━━ Exercise material

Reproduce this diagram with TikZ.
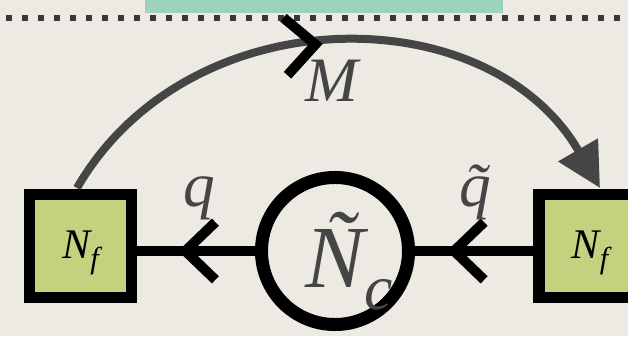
\documentclass[tikz,border=0pt]{standalone}
\usepackage{fontspec}
\setmainfont{Liberation Serif}
\usetikzlibrary{
  arrows.meta,
  positioning,
  calc,
  decorations.markings
}
\definecolor{paper}{HTML}{EDEAE4}
\definecolor{bandTeal}{HTML}{9DD3BE}
\definecolor{flavFill}{HTML}{C5D17E}
\definecolor{inkGray}{HTML}{454545}

\newcommand{\lowidx}[1]{\raisebox{-0.25em}{\scalebox{0.72}{\itshape #1}}}

\tikzset{
  flavour/.style={draw=black, line width=0.275cm, fill=flavFill, minimum size=2.55cm,
    inner sep=0pt, font=\fontsize{30}{30}\selectfont\itshape, text height=0.85cm, text depth=0.25cm},
  colour/.style={circle, draw=black, line width=0.325cm, minimum size=3.675cm, inner sep=0pt},
  fieldline/.style={line width=0.25cm},
  chev/.style={postaction={decorate}, decoration={markings, mark=at position #1 with
    {\draw[-, black, line width=0.25cm, line join=miter] (-0.75cm,0.72cm) -- (0,0) -- (-0.75cm,-0.72cm);}}},
  mesonline/.style={draw=inkGray, line width=0.2cm, -{Triangle[length=1.1cm, width=1.1cm]}},
  fieldlbl/.style={text=inkGray, inner sep=0pt, font=\fontsize{45}{45}\selectfont\itshape},
  dots/.style={draw=black!78, line width=0.15cm, dash pattern=on 0.15cm off 0.25cm}
}

\begin{document}
\begin{tikzpicture}[x=0.025cm, y=0.025cm]
  % paper and frame
  \fill[paper] (0,0) rectangle (628,336);
  \clip (0,0) rectangle (628,336);
  \fill[bandTeal] (145,323) rectangle (503,336);
  \draw[dots] (6,318) -- (628,318);

  % flavour boxes and the gauge circle
  \node[colour] (circ) at (335,85) {};
  \coordinate (arcL) at (77,148);
  \coordinate (arcR) at (600,148);
  \draw[mesonline, chev=0.463] (arcL) to[bend left=60, looseness=1.09] (arcR);
  \node[flavour] (lsq) at (80.5,90) {N\lowidx{f}};
  \node[flavour] (rsq) at (590,90) {N\lowidx{f}};

  % quark lines
  \draw[fieldline, chev=0.59] (circ.west) -- (circ.west -| lsq.east);
  \draw[fieldline, chev=0.67] (circ.east -| rsq.west) -- (circ.east);

  % labels
  \node[fieldlbl, anchor=base] (qlbl) at (199,130) {q};
  \node[fieldlbl, anchor=base] (qtlbl) at (475,130) {\~q};
  \node[fieldlbl, anchor=base] (mlbl) at (332,234) {M};
  \node[fieldlbl, anchor=base west, font=\fontsize{63}{63}\selectfont\itshape] (nclbl) at (305,49) {Ñ\lowidx{c}};
\end{tikzpicture}
\end{document}
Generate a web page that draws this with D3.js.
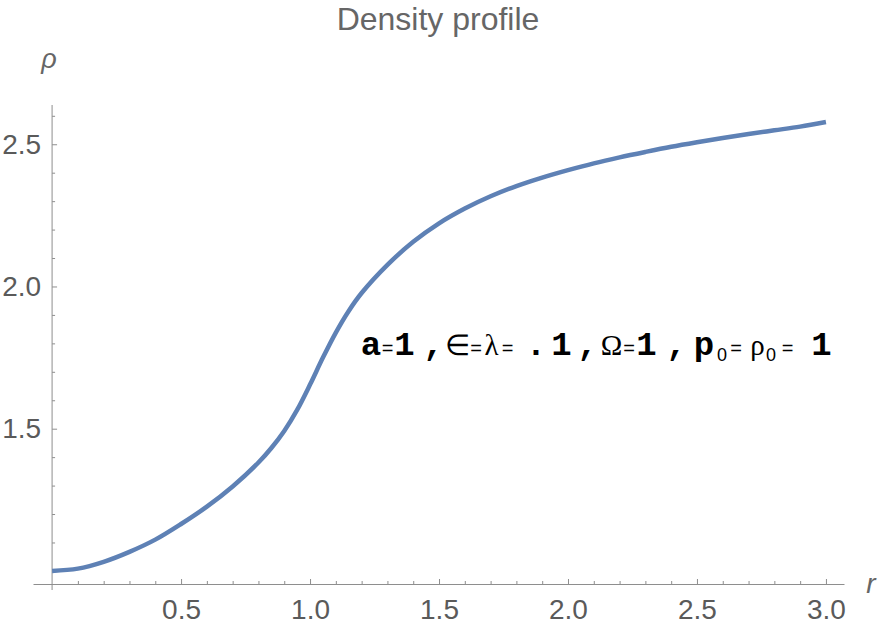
<!DOCTYPE html>
<meta charset="utf-8">
<style>
body { margin: 0; background: #fff; }
svg { display: block; }
.axis text { font-family: "Liberation Sans", Arial, sans-serif; font-size: 28px; fill: #5a5a5a; }
.axis line, .axis path { stroke: #8e8e8e; }
</style>
<svg id="chart" width="881" height="630"></svg>
<script src="https://d3js.org/d3.v7.min.js"></script>
<script>

// density profile rho(r)
var rValues = [0, 0.1, 0.2, 0.3, 0.4, 0.5, 0.6, 0.7, 0.8, 0.85, 0.9, 0.95, 1.0,
  1.05, 1.1, 1.15, 1.2, 1.3, 1.4, 1.5, 1.6, 1.7, 1.8, 1.9, 2.0,
  2.1, 2.2, 2.3, 2.4, 2.5, 2.6, 2.7, 2.8, 2.9, 3.0];
var rhoValues = [1.000, 1.008, 1.032, 1.067, 1.110, 1.165, 1.226, 1.297, 1.381, 1.432, 1.492, 1.566, 1.655,
  1.750, 1.838, 1.914, 1.977, 2.076, 2.157, 2.222, 2.274, 2.317, 2.353, 2.383, 2.409,
  2.433, 2.454, 2.473, 2.491, 2.507, 2.522, 2.536, 2.549, 2.562, 2.578];

var xMajor = [0.5, 1.0, 1.5, 2.0, 2.5, 3.0];
var xMinor = d3.range(1, 31).map(function(i) { return i / 10; }).filter(function(v) { return Math.round(v * 10) % 5 != 0; });
var yMajor = [1.5, 2.0, 2.5];
var yMinor = [1.1, 1.2, 1.3, 1.4, 1.6, 1.7, 1.8, 1.9, 2.1, 2.2, 2.3, 2.4, 2.6];

var svg = d3.select("#chart");

var x = d3.scaleLinear().domain([-0.074, 3.07]).range([33, 844]);
var y = d3.scaleLinear().domain([0.954, 2.638]).range([584, 105]);

var fmt = d3.format(".1f");

// x axis
var gx = svg.append("g").attr("class", "axis").attr("transform", "translate(0," + y.range()[0] + ")");
gx.call(d3.axisBottom(x).tickValues(xMajor).tickFormat(fmt).tickSize(-5).tickSizeOuter(0).tickPadding(15));
gx.append("g").call(d3.axisBottom(x).tickValues(xMinor).tickFormat("").tickSize(-3).tickSizeOuter(0))
  .select(".domain").remove();
gx.selectAll("text").attr("dy", "0.71em");

// y axis
var gy = svg.append("g").attr("class", "axis").attr("transform", "translate(" + x(0) + ",0)");
gy.call(d3.axisLeft(y).tickValues(yMajor).tickFormat(fmt).tickSize(-5).tickSizeOuter(0).tickPadding(11));
gy.append("g").call(d3.axisLeft(y).tickValues(yMinor).tickFormat("").tickSize(-3).tickSizeOuter(0))
  .select(".domain").remove();
gy.select(".domain").remove();
gy.append("line")
  .attr("x1", 0).attr("x2", 0)
  .attr("y1", y.range()[0] + 6).attr("y2", y.range()[1])
  .attr("stroke", "#8e8e8e");

// curve
var line = d3.line()
  .x(function(d, i) { return x(rValues[i]); })
  .y(function(d) { return y(d); })
  .curve(d3.curveCatmullRom);

svg.append("path")
  .datum(rhoValues)
  .attr("d", line)
  .attr("fill", "none")
  .attr("stroke", "#5e81b5")
  .attr("stroke-width", 4.5);

// title + axis labels
svg.append("text")
  .attr("x", 438).attr("y", 30)
  .attr("text-anchor", "middle")
  .attr("font-family", "Liberation Sans, Arial, sans-serif")
  .attr("font-size", 32)
  .attr("fill", "#666")
  .text("Density profile");

svg.append("text")
  .attr("x", 49).attr("y", 68)
  .attr("text-anchor", "middle")
  .attr("font-family", "Liberation Sans, Arial, sans-serif")
  .attr("font-style", "italic")
  .attr("font-size", 27)
  .attr("fill", "#666")
  .text("ρ");

svg.append("text")
  .attr("x", 871).attr("y", 593)
  .attr("text-anchor", "middle")
  .attr("font-family", "Liberation Sans, Arial, sans-serif")
  .attr("font-style", "italic")
  .attr("font-size", 28)
  .attr("fill", "#666")
  .text("r");

// annotation: a=1, ∈=λ=.1, Ω=1, p0=ρ0=1
var mono = "Liberation Mono, Courier New, monospace";
var ser = "Liberation Serif, Times New Roman, serif";
var sans = "Liberation Sans, Arial, sans-serif";
var pieces = [
  ["a", 371, "m"], ["=", 387.5, "e"], ["1", 404.5, "m"], [",", 433.5, "m"],
  ["∈", 457.5, "g"], ["=", 476, "e"], ["λ", 491.5, "g"], ["=", 507.5, "e"],
  [".", 536, "m"], ["1", 561.5, "m"], [",", 587.5, "m"],
  ["Ω", 611.5, "g"], ["=", 629, "e"], ["1", 646.5, "m"], [",", 676.5, "m"],
  ["p", 704, "m"], ["0", 722, "s"], ["=", 736, "e"], ["ρ", 757.5, "g"], ["0", 771, "s"],
  ["=", 787.5, "e"], ["1", 821.5, "m"]
];
var note = svg.append("g");
pieces.forEach(function(p) {
  var t = note.append("text")
    .attr("x", p[1])
    .attr("y", p[2] == "s" ? 361 : 355)
    .attr("text-anchor", "middle")
    .attr("fill", "#000")
    .text(p[0]);
  if (p[2] == "m") t.attr("font-family", mono).attr("font-weight", "bold").attr("font-size", 34);
  if (p[2] == "e") t.attr("font-family", sans).attr("font-size", 20);
  if (p[2] == "g") t.attr("font-family", ser).attr("font-size", 29);
  if (p[2] == "s") t.attr("font-family", sans).attr("font-size", 18);
});

</script>
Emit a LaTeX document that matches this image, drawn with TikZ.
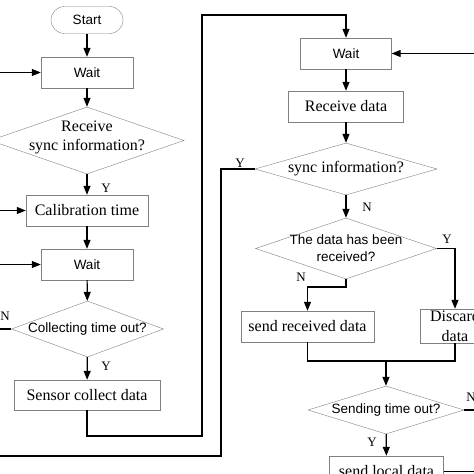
\documentclass[tikz,border=0pt]{standalone}
\usepackage{fontspec}
\setmainfont{Liberation Serif}
\setsansfont{Liberation Sans}
\usetikzlibrary{shapes.geometric,arrows.meta}

\begin{document}
\begin{tikzpicture}[x=1pt,y=-1pt,
    >={Triangle[length=9pt,width=7pt]},
    box/.style={draw=gray,thin,minimum height=31pt,inner sep=0pt,align=center,
        font=\fontsize{16}{20}\selectfont},
    sbox/.style={box,font=\fontsize{13.5}{17}\sffamily},
    decision/.style={diamond,draw=gray,thin,inner sep=0pt},
    dtext/.style={align=center,font=\fontsize{16}{19}\selectfont},
    sdtext/.style={align=center,font=\fontsize{13.5}{17}\sffamily},
    yn/.style={font=\fontsize{13}{15}\selectfont}]
    \useasboundingbox (0,0) rectangle (474,474);
    \clip (0,0) rectangle (474,474);

    % sensor side
    \node[sbox,rounded corners=13.5pt,minimum width=72pt,minimum height=27pt] (start) at (87,20) {Start};
    \node[sbox,minimum width=92pt] (wait1) at (87,72.5) {Wait};
    \node[decision,minimum width=194pt,minimum height=67pt,
        label={[dtext,yshift=3pt]center:{Receive\\sync information?}}] (sync1) at (87,140.5) {};
    \node[box,minimum width=122pt] (calib) at (87,210.5) {Calibration time};
    \node[sbox,minimum width=92pt] (wait2) at (87,264.5) {Wait};
    \node[decision,minimum width=152pt,minimum height=56pt,
        label={[sdtext]center:{Collecting time out?}}] (collect) at (87.5,329) {};
    \node[box,minimum width=146pt,minimum height=30pt] (sensor) at (87,395) {Sensor collect data};

    % receiver side
    \node[sbox,minimum width=91pt] (wait3) at (346,53.5) {Wait};
    \node[box,minimum width=115pt] (recv) at (346,106.5) {Receive data};
    \node[decision,minimum width=182pt,minimum height=52pt,
        label={[dtext]center:{sync information?}}] (sync2) at (346,169) {};
    \node[decision,minimum width=181pt,minimum height=61pt,
        label={[sdtext]center:{The data has been\\received?}}] (received) at (346,248.5) {};
    \node[box,minimum width=133pt] (sendrecv) at (307.5,326.5) {send received data};
    \node[box,minimum width=70pt,minimum height=34pt] (discard) at (455,326) {Discard\\data};
    \node[decision,minimum width=156pt,minimum height=48pt,
        label={[sdtext]center:{Sending time out?}}] (sendtime) at (386,410) {};
    \node[box,minimum width=114pt] (sendlocal) at (386.5,471.5) {send local data};

    % Y/N labels
    \node[yn] (y1) at (106,188) {Y};
    \node[yn] (y2) at (106,366) {Y};
    \node[yn] (n1) at (5,316) {N};
    \node[yn] (y3) at (240,163) {Y};
    \node[yn] (n2) at (367,207) {N};
    \node[yn] (y4) at (447,239) {Y};
    \node[yn] (n3) at (301,277) {N};
    \node[yn] (n4) at (471,397) {N};
    \node[yn] (y5) at (372,442) {Y};

    % loose ends and corners
    \coordinate (inL1) at (-10,72.5);
    \coordinate (inL2) at (-10,210.5);
    \coordinate (inL3) at (-10,264.5);
    \coordinate (outL1) at (-10,329);
    \coordinate (outL2) at (-10,456);
    \coordinate (c1) at (202,436);
    \coordinate (c2) at (202,15);
    \coordinate (c3) at (221,456);
    \coordinate (r1) at (346,287);
    \coordinate (m) at (386,361);
    \coordinate (inR) at (484,53.5);
    \coordinate (outR1) at (484,410);
    \coordinate (outR2) at (484,471.5);

    \path[->,line width=1.2pt]
        (start) edge (wait1)
        (wait1) edge (sync1)
        (sync1) edge (calib)
        (calib) edge (wait2)
        (wait2) edge (collect)
        (collect) edge (sensor)
        (inL1) edge (wait1)
        (inL2) edge (calib)
        (inL3) edge (wait2)
        (wait3) edge (recv)
        (recv) edge (sync2)
        (sync2) edge (received)
        (m) edge (sendtime)
        (sendtime) edge (sendlocal)
        (inR) edge (wait3);

    \draw[line width=1.2pt] (collect.west) -- (outL1);
    \draw[->,line width=1.2pt] (sensor) |- (c1) -- (c2) -| (wait3);
    \draw[line width=1.2pt] (sync2.west) -| (c3) -- (outL2);
    \draw[->,line width=1.2pt] (received.east) -| (discard);
    \draw[->,line width=1.2pt] (received) -- (r1) -| (sendrecv);
    \draw[line width=1.2pt] (sendrecv) |- (m) -| (discard);
    \draw[line width=1.2pt] (sendtime.east) -- (outR1);
    \draw[line width=1.2pt] (sendlocal.east) -- (outR2);
\end{tikzpicture}
\end{document}
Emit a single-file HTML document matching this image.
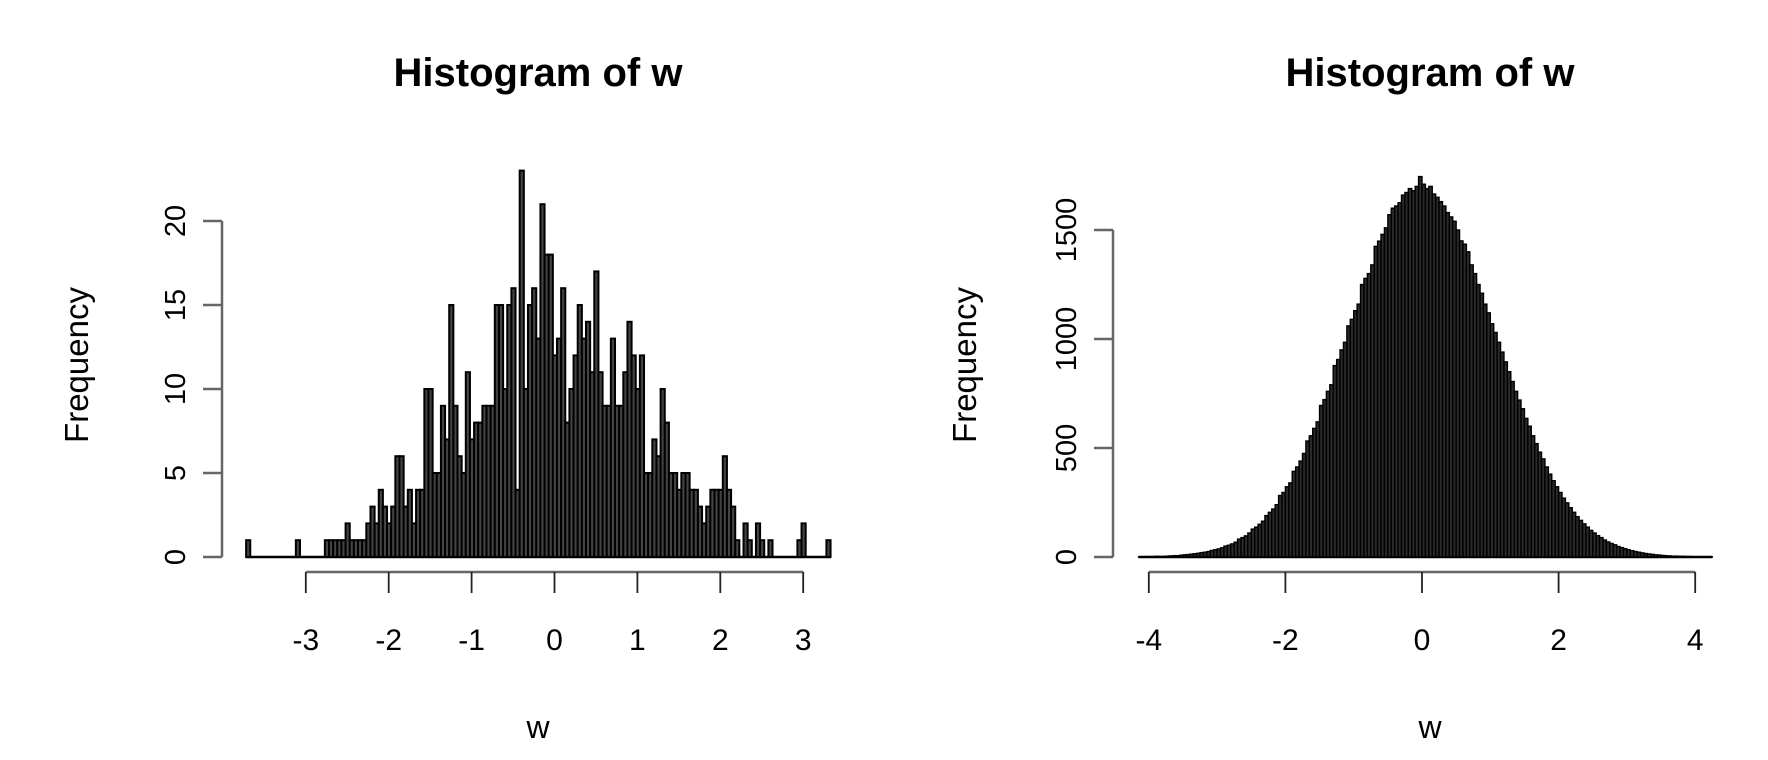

━━━━

What the exercise asks:
Extract every line from the records above that contains the word "this".

Task output:
Reproduce this diagram with TikZ.
Generate a web page that draws this with D3.js.
Emit a LaTeX document that matches this image, drawn with TikZ.
Emit a single-file HTML document matching this image.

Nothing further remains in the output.